__Objective__. Without the pictures, can you quote each line below exactly?

========================================

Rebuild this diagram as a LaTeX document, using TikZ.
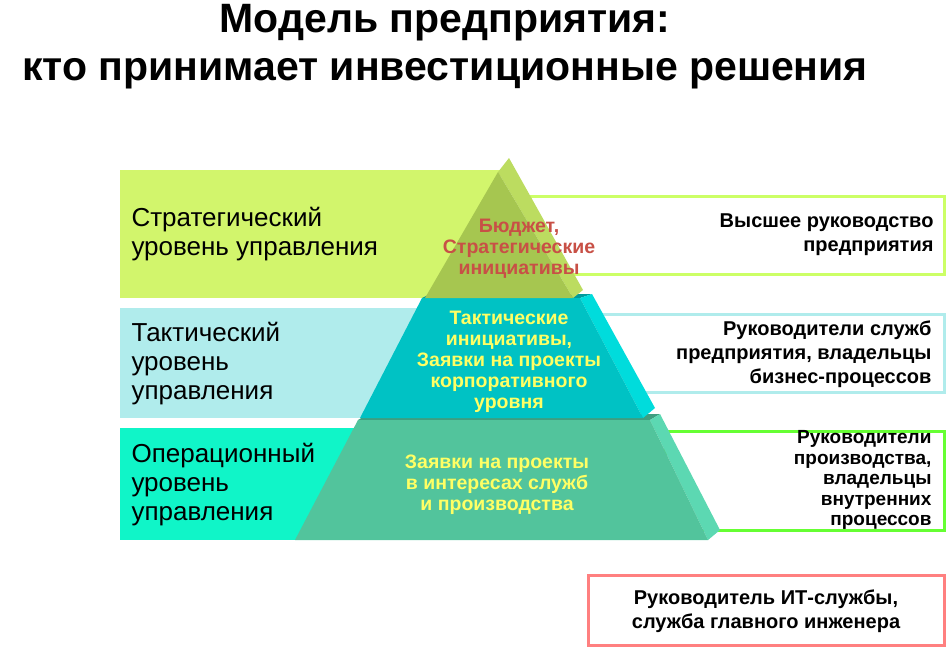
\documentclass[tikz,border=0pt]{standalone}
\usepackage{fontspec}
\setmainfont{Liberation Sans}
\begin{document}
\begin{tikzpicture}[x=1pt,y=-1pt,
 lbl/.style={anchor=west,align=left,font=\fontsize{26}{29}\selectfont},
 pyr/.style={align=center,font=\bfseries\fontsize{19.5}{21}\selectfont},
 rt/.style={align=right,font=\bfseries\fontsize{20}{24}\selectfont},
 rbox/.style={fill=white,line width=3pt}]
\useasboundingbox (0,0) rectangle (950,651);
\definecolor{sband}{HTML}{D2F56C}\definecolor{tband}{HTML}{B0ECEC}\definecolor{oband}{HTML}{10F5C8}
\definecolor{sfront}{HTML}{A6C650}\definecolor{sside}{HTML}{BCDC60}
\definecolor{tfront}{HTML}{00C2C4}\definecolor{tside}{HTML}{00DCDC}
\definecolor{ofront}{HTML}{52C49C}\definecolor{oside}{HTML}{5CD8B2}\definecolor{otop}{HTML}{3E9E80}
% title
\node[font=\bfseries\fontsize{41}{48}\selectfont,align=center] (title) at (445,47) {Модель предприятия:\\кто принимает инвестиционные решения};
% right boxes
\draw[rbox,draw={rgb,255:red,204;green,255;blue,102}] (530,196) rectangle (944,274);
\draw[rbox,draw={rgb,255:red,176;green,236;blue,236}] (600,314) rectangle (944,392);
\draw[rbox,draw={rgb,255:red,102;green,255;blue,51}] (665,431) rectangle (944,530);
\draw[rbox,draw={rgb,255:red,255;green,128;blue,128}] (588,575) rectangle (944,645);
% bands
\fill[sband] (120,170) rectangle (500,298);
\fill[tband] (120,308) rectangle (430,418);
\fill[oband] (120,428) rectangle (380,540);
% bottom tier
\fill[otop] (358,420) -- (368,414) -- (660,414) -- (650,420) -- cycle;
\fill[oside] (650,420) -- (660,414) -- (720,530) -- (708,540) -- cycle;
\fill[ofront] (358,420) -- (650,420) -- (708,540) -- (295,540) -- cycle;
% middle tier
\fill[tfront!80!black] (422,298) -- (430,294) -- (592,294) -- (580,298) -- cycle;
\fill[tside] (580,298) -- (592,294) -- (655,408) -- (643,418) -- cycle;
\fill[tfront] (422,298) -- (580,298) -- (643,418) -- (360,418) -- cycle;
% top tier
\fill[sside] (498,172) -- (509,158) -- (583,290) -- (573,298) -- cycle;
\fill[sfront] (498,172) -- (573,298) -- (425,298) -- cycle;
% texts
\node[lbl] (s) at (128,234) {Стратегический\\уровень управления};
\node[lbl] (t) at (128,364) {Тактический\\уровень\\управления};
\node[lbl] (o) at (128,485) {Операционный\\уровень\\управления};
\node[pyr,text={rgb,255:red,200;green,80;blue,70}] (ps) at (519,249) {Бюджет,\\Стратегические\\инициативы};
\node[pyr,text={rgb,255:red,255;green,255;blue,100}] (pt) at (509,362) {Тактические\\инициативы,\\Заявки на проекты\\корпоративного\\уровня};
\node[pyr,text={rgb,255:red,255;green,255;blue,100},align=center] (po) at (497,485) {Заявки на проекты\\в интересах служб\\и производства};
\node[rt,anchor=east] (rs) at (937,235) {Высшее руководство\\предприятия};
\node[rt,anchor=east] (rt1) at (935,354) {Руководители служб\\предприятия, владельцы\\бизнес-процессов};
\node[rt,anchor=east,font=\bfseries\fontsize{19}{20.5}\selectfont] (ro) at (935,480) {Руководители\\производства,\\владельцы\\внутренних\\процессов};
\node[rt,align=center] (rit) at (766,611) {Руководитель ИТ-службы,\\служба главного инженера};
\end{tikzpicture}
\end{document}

========================================

__Response__.
Rebuild this diagram as a LaTeX document, using TikZ.
\documentclass[tikz,border=0pt]{standalone}
\usepackage{fontspec}
\setmainfont{Liberation Sans}
\begin{document}
\begin{tikzpicture}[x=1pt,y=-1pt,
 lbl/.style={anchor=west,align=left,font=\fontsize{26}{29}\selectfont},
 pyr/.style={align=center,font=\bfseries\fontsize{19.5}{21}\selectfont},
 rt/.style={align=right,font=\bfseries\fontsize{20}{24}\selectfont},
 rbox/.style={fill=white,line width=3pt}]
\useasboundingbox (0,0) rectangle (950,651);
\definecolor{sband}{HTML}{D2F56C}\definecolor{tband}{HTML}{B0ECEC}\definecolor{oband}{HTML}{10F5C8}
\definecolor{sfront}{HTML}{A6C650}\definecolor{sside}{HTML}{BCDC60}
\definecolor{tfront}{HTML}{00C2C4}\definecolor{tside}{HTML}{00DCDC}
\definecolor{ofront}{HTML}{52C49C}\definecolor{oside}{HTML}{5CD8B2}\definecolor{otop}{HTML}{3E9E80}
% title
\node[font=\bfseries\fontsize{41}{48}\selectfont,align=center] (title) at (445,47) {Модель предприятия:\\кто принимает инвестиционные решения};
% right boxes
\draw[rbox,draw={rgb,255:red,204;green,255;blue,102}] (530,196) rectangle (944,274);
\draw[rbox,draw={rgb,255:red,176;green,236;blue,236}] (600,314) rectangle (944,392);
\draw[rbox,draw={rgb,255:red,102;green,255;blue,51}] (665,431) rectangle (944,530);
\draw[rbox,draw={rgb,255:red,255;green,128;blue,128}] (588,575) rectangle (944,645);
% bands
\fill[sband] (120,170) rectangle (500,298);
\fill[tband] (120,308) rectangle (430,418);
\fill[oband] (120,428) rectangle (380,540);
% bottom tier
\fill[otop] (358,420) -- (368,414) -- (660,414) -- (650,420) -- cycle;
\fill[oside] (650,420) -- (660,414) -- (720,530) -- (708,540) -- cycle;
\fill[ofront] (358,420) -- (650,420) -- (708,540) -- (295,540) -- cycle;
% middle tier
\fill[tfront!80!black] (422,298) -- (430,294) -- (592,294) -- (580,298) -- cycle;
\fill[tside] (580,298) -- (592,294) -- (655,408) -- (643,418) -- cycle;
\fill[tfront] (422,298) -- (580,298) -- (643,418) -- (360,418) -- cycle;
% top tier
\fill[sside] (498,172) -- (509,158) -- (583,290) -- (573,298) -- cycle;
\fill[sfront] (498,172) -- (573,298) -- (425,298) -- cycle;
% texts
\node[lbl] (s) at (128,234) {Стратегический\\уровень управления};
\node[lbl] (t) at (128,364) {Тактический\\уровень\\управления};
\node[lbl] (o) at (128,485) {Операционный\\уровень\\управления};
\node[pyr,text={rgb,255:red,200;green,80;blue,70}] (ps) at (519,249) {Бюджет,\\Стратегические\\инициативы};
\node[pyr,text={rgb,255:red,255;green,255;blue,100}] (pt) at (509,362) {Тактические\\инициативы,\\Заявки на проекты\\корпоративного\\уровня};
\node[pyr,text={rgb,255:red,255;green,255;blue,100},align=center] (po) at (497,485) {Заявки на проекты\\в интересах служб\\и производства};
\node[rt,anchor=east] (rs) at (937,235) {Высшее руководство\\предприятия};
\node[rt,anchor=east] (rt1) at (935,354) {Руководители служб\\предприятия, владельцы\\бизнес-процессов};
\node[rt,anchor=east,font=\bfseries\fontsize{19}{20.5}\selectfont] (ro) at (935,480) {Руководители\\производства,\\владельцы\\внутренних\\процессов};
\node[rt,align=center] (rit) at (766,611) {Руководитель ИТ-службы,\\служба главного инженера};
\end{tikzpicture}
\end{document}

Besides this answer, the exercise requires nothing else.